OBJECTIVE: Set down the full listing exactly, character for character.

DATA FOR THIS TASK:
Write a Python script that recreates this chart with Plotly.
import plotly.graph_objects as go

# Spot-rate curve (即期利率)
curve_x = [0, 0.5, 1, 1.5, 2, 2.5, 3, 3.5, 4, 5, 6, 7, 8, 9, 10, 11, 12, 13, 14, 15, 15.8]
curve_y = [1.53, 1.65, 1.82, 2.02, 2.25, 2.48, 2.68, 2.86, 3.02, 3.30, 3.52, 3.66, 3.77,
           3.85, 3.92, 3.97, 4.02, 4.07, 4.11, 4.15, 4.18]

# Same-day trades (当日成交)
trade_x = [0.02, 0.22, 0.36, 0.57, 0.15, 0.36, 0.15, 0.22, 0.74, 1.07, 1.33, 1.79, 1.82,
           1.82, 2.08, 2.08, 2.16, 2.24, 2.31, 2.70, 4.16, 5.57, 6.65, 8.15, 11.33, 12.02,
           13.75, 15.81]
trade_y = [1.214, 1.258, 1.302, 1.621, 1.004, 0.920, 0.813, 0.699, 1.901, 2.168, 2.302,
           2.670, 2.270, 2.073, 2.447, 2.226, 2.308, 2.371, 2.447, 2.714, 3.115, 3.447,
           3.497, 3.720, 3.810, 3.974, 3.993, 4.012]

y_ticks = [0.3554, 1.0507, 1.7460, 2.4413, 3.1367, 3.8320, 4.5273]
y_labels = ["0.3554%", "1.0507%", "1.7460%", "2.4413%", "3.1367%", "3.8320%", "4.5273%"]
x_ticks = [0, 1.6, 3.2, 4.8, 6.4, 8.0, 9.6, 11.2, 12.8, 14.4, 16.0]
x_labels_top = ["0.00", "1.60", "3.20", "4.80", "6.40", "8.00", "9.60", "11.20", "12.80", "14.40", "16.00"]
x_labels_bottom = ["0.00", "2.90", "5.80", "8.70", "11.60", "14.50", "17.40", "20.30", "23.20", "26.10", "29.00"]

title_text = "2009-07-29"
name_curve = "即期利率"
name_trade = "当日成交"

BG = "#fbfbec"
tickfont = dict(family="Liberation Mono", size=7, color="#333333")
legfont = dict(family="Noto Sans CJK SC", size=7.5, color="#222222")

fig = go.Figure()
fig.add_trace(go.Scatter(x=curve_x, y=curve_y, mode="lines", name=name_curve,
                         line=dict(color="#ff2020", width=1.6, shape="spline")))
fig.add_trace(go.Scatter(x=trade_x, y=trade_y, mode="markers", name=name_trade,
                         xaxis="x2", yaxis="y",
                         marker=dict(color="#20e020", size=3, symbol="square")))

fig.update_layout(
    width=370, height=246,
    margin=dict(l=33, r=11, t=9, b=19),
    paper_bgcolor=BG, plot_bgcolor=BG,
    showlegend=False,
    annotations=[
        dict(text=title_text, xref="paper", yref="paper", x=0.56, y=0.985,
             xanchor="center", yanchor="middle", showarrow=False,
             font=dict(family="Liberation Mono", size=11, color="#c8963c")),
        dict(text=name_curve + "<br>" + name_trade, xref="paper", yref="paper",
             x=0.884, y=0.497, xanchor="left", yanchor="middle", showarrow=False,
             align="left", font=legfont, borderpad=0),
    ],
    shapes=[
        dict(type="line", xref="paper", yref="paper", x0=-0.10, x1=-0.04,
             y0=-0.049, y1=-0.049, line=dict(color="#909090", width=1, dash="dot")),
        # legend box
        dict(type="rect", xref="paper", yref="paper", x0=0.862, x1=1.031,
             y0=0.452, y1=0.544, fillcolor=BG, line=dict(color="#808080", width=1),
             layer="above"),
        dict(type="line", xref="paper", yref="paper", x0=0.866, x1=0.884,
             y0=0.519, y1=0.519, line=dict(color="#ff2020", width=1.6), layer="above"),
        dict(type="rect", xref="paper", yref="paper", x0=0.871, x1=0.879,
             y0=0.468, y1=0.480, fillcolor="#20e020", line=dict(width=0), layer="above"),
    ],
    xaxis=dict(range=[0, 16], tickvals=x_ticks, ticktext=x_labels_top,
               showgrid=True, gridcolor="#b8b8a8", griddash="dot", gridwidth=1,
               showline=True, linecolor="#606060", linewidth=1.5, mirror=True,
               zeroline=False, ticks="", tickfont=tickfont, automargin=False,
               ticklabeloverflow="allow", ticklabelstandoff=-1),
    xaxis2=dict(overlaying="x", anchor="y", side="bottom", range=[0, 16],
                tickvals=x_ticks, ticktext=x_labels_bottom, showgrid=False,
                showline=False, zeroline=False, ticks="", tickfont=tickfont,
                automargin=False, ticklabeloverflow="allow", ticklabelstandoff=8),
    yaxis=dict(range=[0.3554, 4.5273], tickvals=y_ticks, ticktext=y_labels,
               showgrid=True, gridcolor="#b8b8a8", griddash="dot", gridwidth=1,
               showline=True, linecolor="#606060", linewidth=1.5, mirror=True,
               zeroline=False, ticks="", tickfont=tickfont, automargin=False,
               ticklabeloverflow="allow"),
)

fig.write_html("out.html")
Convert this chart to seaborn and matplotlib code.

COMPLETED EXERCISE:
Write a Python script that recreates this chart with Plotly.
import plotly.graph_objects as go

# Spot-rate curve (即期利率)
curve_x = [0, 0.5, 1, 1.5, 2, 2.5, 3, 3.5, 4, 5, 6, 7, 8, 9, 10, 11, 12, 13, 14, 15, 15.8]
curve_y = [1.53, 1.65, 1.82, 2.02, 2.25, 2.48, 2.68, 2.86, 3.02, 3.30, 3.52, 3.66, 3.77,
           3.85, 3.92, 3.97, 4.02, 4.07, 4.11, 4.15, 4.18]

# Same-day trades (当日成交)
trade_x = [0.02, 0.22, 0.36, 0.57, 0.15, 0.36, 0.15, 0.22, 0.74, 1.07, 1.33, 1.79, 1.82,
           1.82, 2.08, 2.08, 2.16, 2.24, 2.31, 2.70, 4.16, 5.57, 6.65, 8.15, 11.33, 12.02,
           13.75, 15.81]
trade_y = [1.214, 1.258, 1.302, 1.621, 1.004, 0.920, 0.813, 0.699, 1.901, 2.168, 2.302,
           2.670, 2.270, 2.073, 2.447, 2.226, 2.308, 2.371, 2.447, 2.714, 3.115, 3.447,
           3.497, 3.720, 3.810, 3.974, 3.993, 4.012]

y_ticks = [0.3554, 1.0507, 1.7460, 2.4413, 3.1367, 3.8320, 4.5273]
y_labels = ["0.3554%", "1.0507%", "1.7460%", "2.4413%", "3.1367%", "3.8320%", "4.5273%"]
x_ticks = [0, 1.6, 3.2, 4.8, 6.4, 8.0, 9.6, 11.2, 12.8, 14.4, 16.0]
x_labels_top = ["0.00", "1.60", "3.20", "4.80", "6.40", "8.00", "9.60", "11.20", "12.80", "14.40", "16.00"]
x_labels_bottom = ["0.00", "2.90", "5.80", "8.70", "11.60", "14.50", "17.40", "20.30", "23.20", "26.10", "29.00"]

title_text = "2009-07-29"
name_curve = "即期利率"
name_trade = "当日成交"

BG = "#fbfbec"
tickfont = dict(family="Liberation Mono", size=7, color="#333333")
legfont = dict(family="Noto Sans CJK SC", size=7.5, color="#222222")

fig = go.Figure()
fig.add_trace(go.Scatter(x=curve_x, y=curve_y, mode="lines", name=name_curve,
                         line=dict(color="#ff2020", width=1.6, shape="spline")))
fig.add_trace(go.Scatter(x=trade_x, y=trade_y, mode="markers", name=name_trade,
                         xaxis="x2", yaxis="y",
                         marker=dict(color="#20e020", size=3, symbol="square")))

fig.update_layout(
    width=370, height=246,
    margin=dict(l=33, r=11, t=9, b=19),
    paper_bgcolor=BG, plot_bgcolor=BG,
    showlegend=False,
    annotations=[
        dict(text=title_text, xref="paper", yref="paper", x=0.56, y=0.985,
             xanchor="center", yanchor="middle", showarrow=False,
             font=dict(family="Liberation Mono", size=11, color="#c8963c")),
        dict(text=name_curve + "<br>" + name_trade, xref="paper", yref="paper",
             x=0.884, y=0.497, xanchor="left", yanchor="middle", showarrow=False,
             align="left", font=legfont, borderpad=0),
    ],
    shapes=[
        dict(type="line", xref="paper", yref="paper", x0=-0.10, x1=-0.04,
             y0=-0.049, y1=-0.049, line=dict(color="#909090", width=1, dash="dot")),
        # legend box
        dict(type="rect", xref="paper", yref="paper", x0=0.862, x1=1.031,
             y0=0.452, y1=0.544, fillcolor=BG, line=dict(color="#808080", width=1),
             layer="above"),
        dict(type="line", xref="paper", yref="paper", x0=0.866, x1=0.884,
             y0=0.519, y1=0.519, line=dict(color="#ff2020", width=1.6), layer="above"),
        dict(type="rect", xref="paper", yref="paper", x0=0.871, x1=0.879,
             y0=0.468, y1=0.480, fillcolor="#20e020", line=dict(width=0), layer="above"),
    ],
    xaxis=dict(range=[0, 16], tickvals=x_ticks, ticktext=x_labels_top,
               showgrid=True, gridcolor="#b8b8a8", griddash="dot", gridwidth=1,
               showline=True, linecolor="#606060", linewidth=1.5, mirror=True,
               zeroline=False, ticks="", tickfont=tickfont, automargin=False,
               ticklabeloverflow="allow", ticklabelstandoff=-1),
    xaxis2=dict(overlaying="x", anchor="y", side="bottom", range=[0, 16],
                tickvals=x_ticks, ticktext=x_labels_bottom, showgrid=False,
                showline=False, zeroline=False, ticks="", tickfont=tickfont,
                automargin=False, ticklabeloverflow="allow", ticklabelstandoff=8),
    yaxis=dict(range=[0.3554, 4.5273], tickvals=y_ticks, ticktext=y_labels,
               showgrid=True, gridcolor="#b8b8a8", griddash="dot", gridwidth=1,
               showline=True, linecolor="#606060", linewidth=1.5, mirror=True,
               zeroline=False, ticks="", tickfont=tickfont, automargin=False,
               ticklabeloverflow="allow"),
)

fig.write_html("out.html")
Convert this chart to seaborn and matplotlib code.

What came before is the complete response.